2021年4月21日更新
自分の家族が犯罪者になったら
自分のこれからの未来を心配をする?
犯罪者となった家族を信じる?
被害者や被害者家族を思いやる?
考えたこともない局面に向かい合ったとき、私たちはどう対応できるのだろうか?
「絶対に自分には起きないこと」とは絶対に言い切れない。
『羊の告解』いとうみく
【著者】 いとうみく
【出版社】静山社
● 家族が犯罪者になるというショッキングなストーリー
● かなり重いテーマだが、絶対に自分には起こらないと言い切れないだろうテーマ
● 加害者家族を中心に描かれている
● いろいろな立場で、もし自分だったらと考えさせられる
ざっくり本紹介するよ
★ 中学校3年生の涼平。ごく普通の朝、それは突然起こる。
父が警察に逮捕され「殺人を犯した」というショッキングな事実が明らかに!
父は本当に殺人者なんだろうか?これから自分たち「加害者家族」はどうなっていくのだろうか?
涼平の心はかき乱される。
★ 家族が犯罪者になるという重いテーマだが、涼平の家族を想う気持ち(父を含めて)が頼もしくも感じる。
★ 犯罪者の息子になった涼平と弟の周平、犯罪者の妻となった母。
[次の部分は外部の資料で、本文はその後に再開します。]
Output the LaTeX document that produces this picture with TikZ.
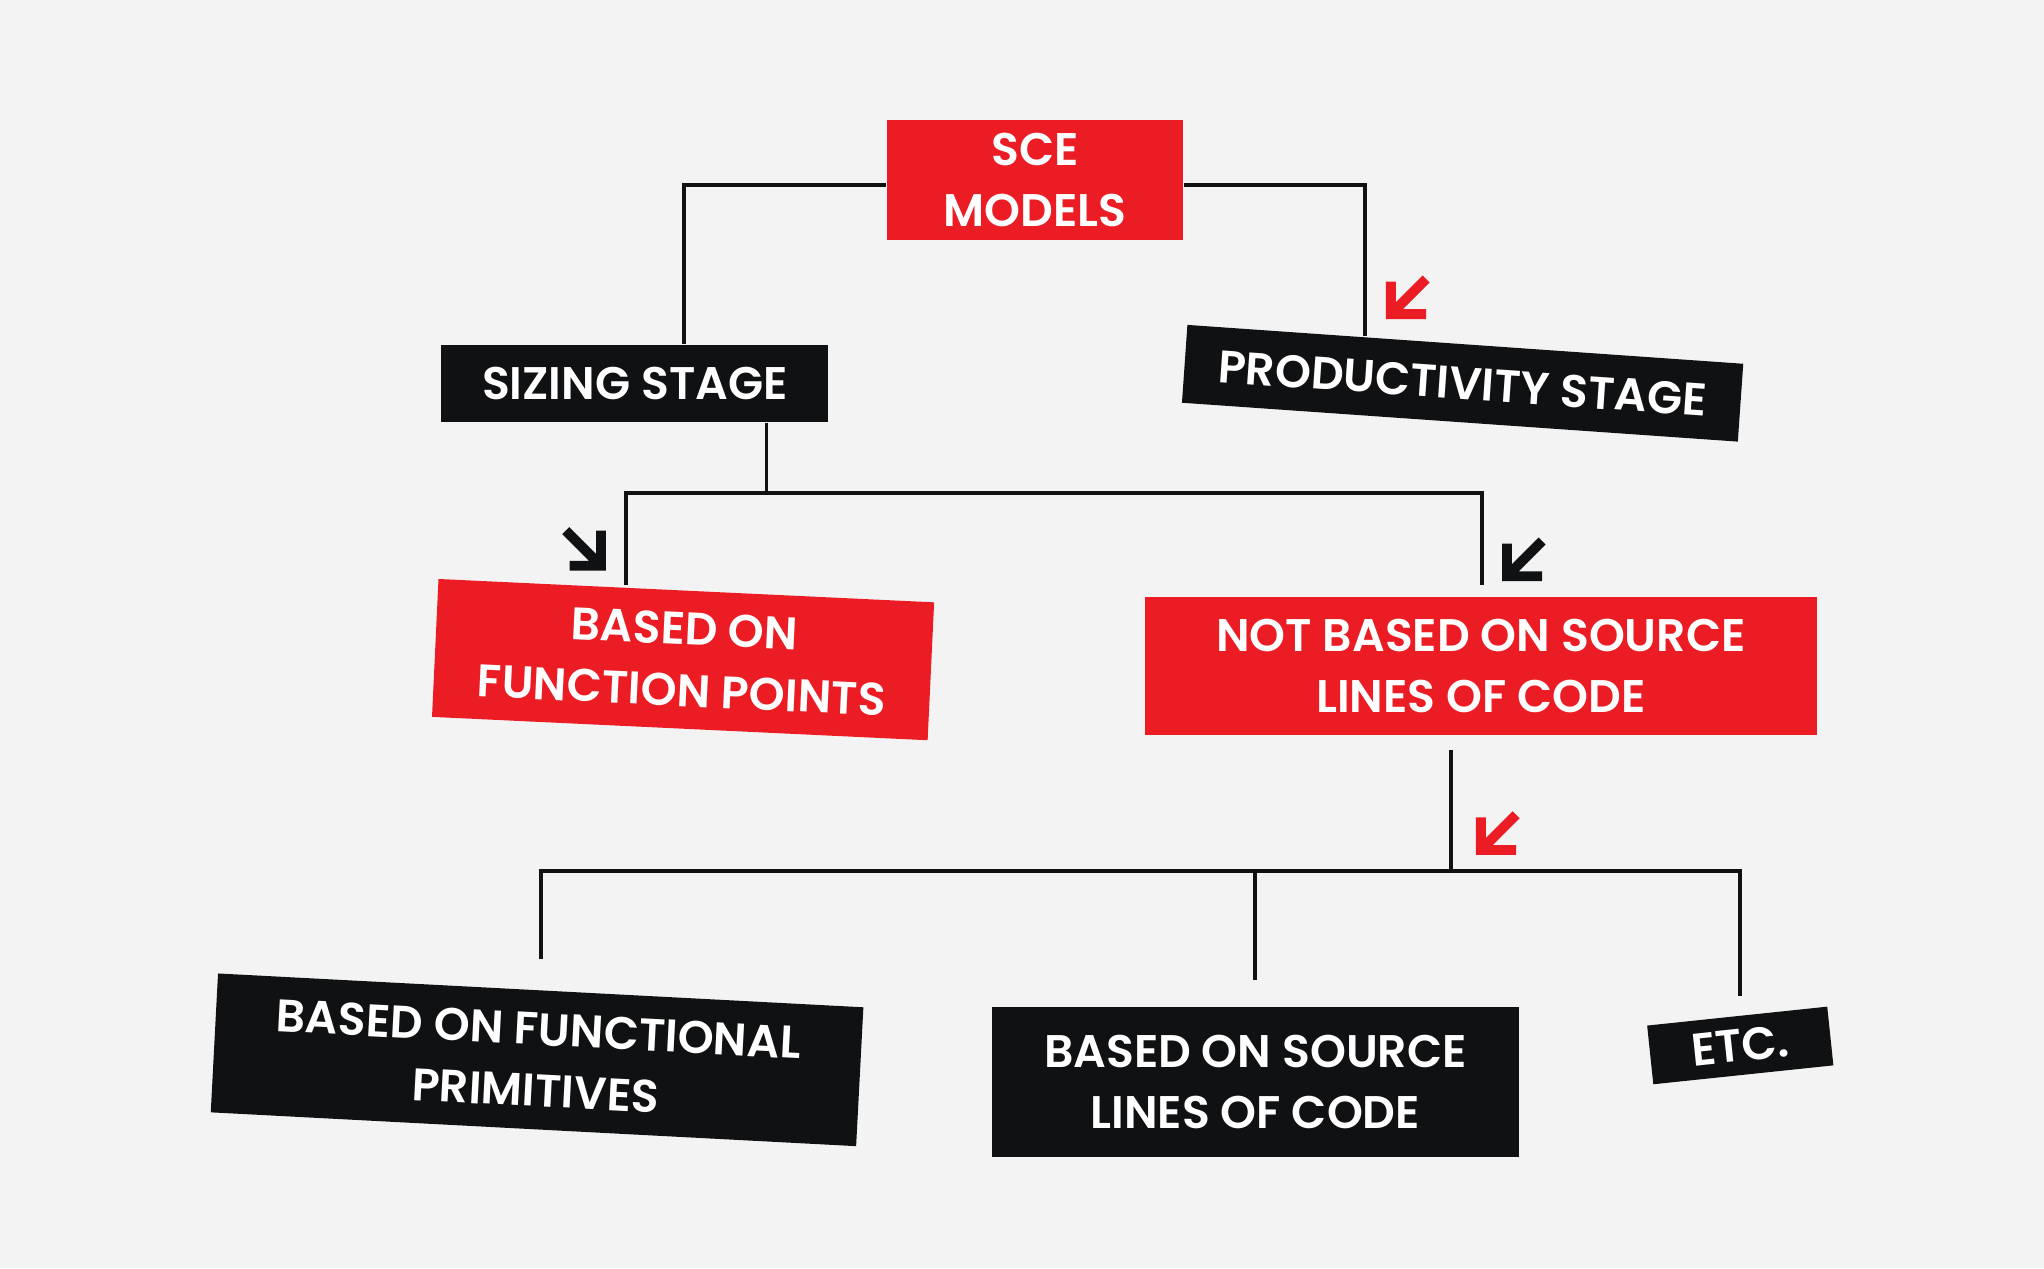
\documentclass[tikz,border=0pt]{standalone}
\usepackage{fontspec}
\setmainfont{Poppins}[BoldFont={Poppins SemiBold}]
\usetikzlibrary{positioning}
\definecolor{sred}{HTML}{EC1C24}
\definecolor{sblack}{HTML}{0F1113}
\definecolor{sbg}{HTML}{F3F3F3}

\begin{document}
\begin{tikzpicture}[x=0.013036cm,y=-0.013036cm,semithick,
                    font=\bfseries\fontsize{13}{17.5}\selectfont]
  \tikzset{box/.style={text=white,inner sep=0pt,align=center},
           redbox/.style={box,fill=sred},
           blackbox/.style={box,fill=sblack},
           link/.style={draw=sblack,line width=1.1pt},
           icon/.style={line width=2.8pt}}
  \fill[sbg] (0,0) rectangle (1568,973);

  \node[redbox,minimum width=2.96cm,minimum height=1.2cm] (sce) at (794,138) {SCE\\MODELS};
  \node[blackbox,minimum width=3.87cm,minimum height=0.77cm] (size) at (487,294) {SIZING STAGE};
  \node[blackbox,minimum width=5.57cm,minimum height=0.78cm,rotate=-4] (prod) at (1122,294) {PRODUCTIVITY STAGE};
  \node[redbox,minimum width=4.96cm,minimum height=1.38cm,rotate=-2.7] (fp) at (524,506) {BASED ON\\FUNCTION POINTS};
  \node[redbox,minimum width=6.72cm,minimum height=1.38cm] (notsloc) at (1136,511) {NOT BASED ON SOURCE\\LINES OF CODE};
  \node[blackbox,minimum width=6.46cm,minimum height=1.39cm,rotate=-3] (prim) at (412,813) {BASED ON FUNCTIONAL\\PRIMITIVES};
  \node[blackbox,minimum width=5.27cm,minimum height=1.5cm] (sloc) at (963,830) {BASED ON SOURCE\\LINES OF CODE};
  \node[blackbox,minimum width=1.81cm,minimum height=0.59cm,rotate=6] (etc) at (1335,802) {ETC.};

  % connectors
  \coordinate (c1) at (525,142);
  \coordinate (c2) at (1047,142);
  \coordinate (c3) at (588,378);
  \coordinate (c4) at (1113,668);
  \draw[link] (sce.west |- c1) -- (c1) -- (c1 |- size.north);
  \draw[link] (sce.east |- c2) -- (c2) -- (1047,258);
  \draw[link] (size.south -| c3) -- (c3);
  \draw[link] (480,449) -- (480,378) -- (1137,378) -- (1137,449);
  \draw[link] (1113,575) -- (c4);
  \draw[link] (415,736) -- (415,668) -- (1335,668) -- (1335,764);
  \draw[link] (963,668) -- (963,752);

  % arrow icons
  \draw[icon,sred] (1094,214) -- (1071,237) (1067,216) -- (1067,241) -- (1094,241);
  \draw[icon,sblack] (434,407) -- (457,430) (437,434) -- (461,434) -- (461,407);
  \draw[icon,sblack] (1183,415) -- (1160,438) (1156,417) -- (1156,442) -- (1183,442);
  \draw[icon,sred] (1163,625) -- (1140,648) (1136,627) -- (1136,652) -- (1163,652);
\end{tikzpicture}
\end{document}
そして犯罪者の親戚になる祖父母。さらには犯罪者の息子の友達になった中澤くんや美夏ちゃん。
そして当事者の父。
だれに寄り添って本を読むかを選ぶのもおすすめ。
★ 犯罪者家族の向き合う現実がみえる。
「羊の告解」 いとうみく
— 茶箱 (@pooh70inu) 2020年9月4日
突然、父が殺人者として逮捕されてしまう‼️
ショッキングなストーリー
殺人者の父、その息子たち、妻であり息子の母。さらに息子たちの祖父母、息子たちの友達
あらゆる人たちの立場から、感情移入をして読めた
児童書だが、あらゆる世代にオススメしたい本#読書 pic.twitter.com/rLvAV0574B
もし自分なら
自分が加害者家族になってしまうというショッキングな小説。
何度も「もし自分なら」と思ってしまった。
母の今の生活から離れる手段を選んだ気持ち。
涼平のどこか父親を信じたい気持ち。
祖父母のこれからのことを考えて心配でたまらない気持ち。
弟の周平のどう対応していいかわからない気持ち。
涼平の友達、中澤君の涼平は涼平で、友達は友達という気持ち。
どの人たちの気持ちも、心に痛かった。
最後に涼平は「被害者家族」がいることに気づかされる。
自分や自分の周りのことばかりしか考えていなかった涼平。
でもだれが彼を責められるだろうか?
もし自分だって涼平の立場になったら。
そう考えるのは恐ろしくもあるのだが、「絶対にない」とはいいきれないのである。
「絶対にない」
これは本の中で弁護士の川端さんが涼平にいう言葉。
父の犯罪を信じられない涼平が「父さんはそんなこと絶対に」との発言に対して発する言葉だ。
「絶対ってないんだよ」
この一言が、涼平を現実にガツンと向き合わせてくれたと思う。
次に読むなら東野圭吾さんの名作『手紙』
【著者】東野圭吾
【出版社】文芸春秋社
映画にもなっているので、ストーリーを知っている人も多いかもしれません。
兄が強盗殺人者を犯し刑務所に入っているという、大きな荷物を肩に背負っている弟。
彼はそれが原因で人生の多くの歯車が狂ってしまう。
彼は兄を恨むのか?
そして、これからどのように生きていくのを選ぶのか?
涙なしには読めないストーリー
東野圭吾さんの書くストーリーは、読みやすくグイグイ引き込まれてしまいます。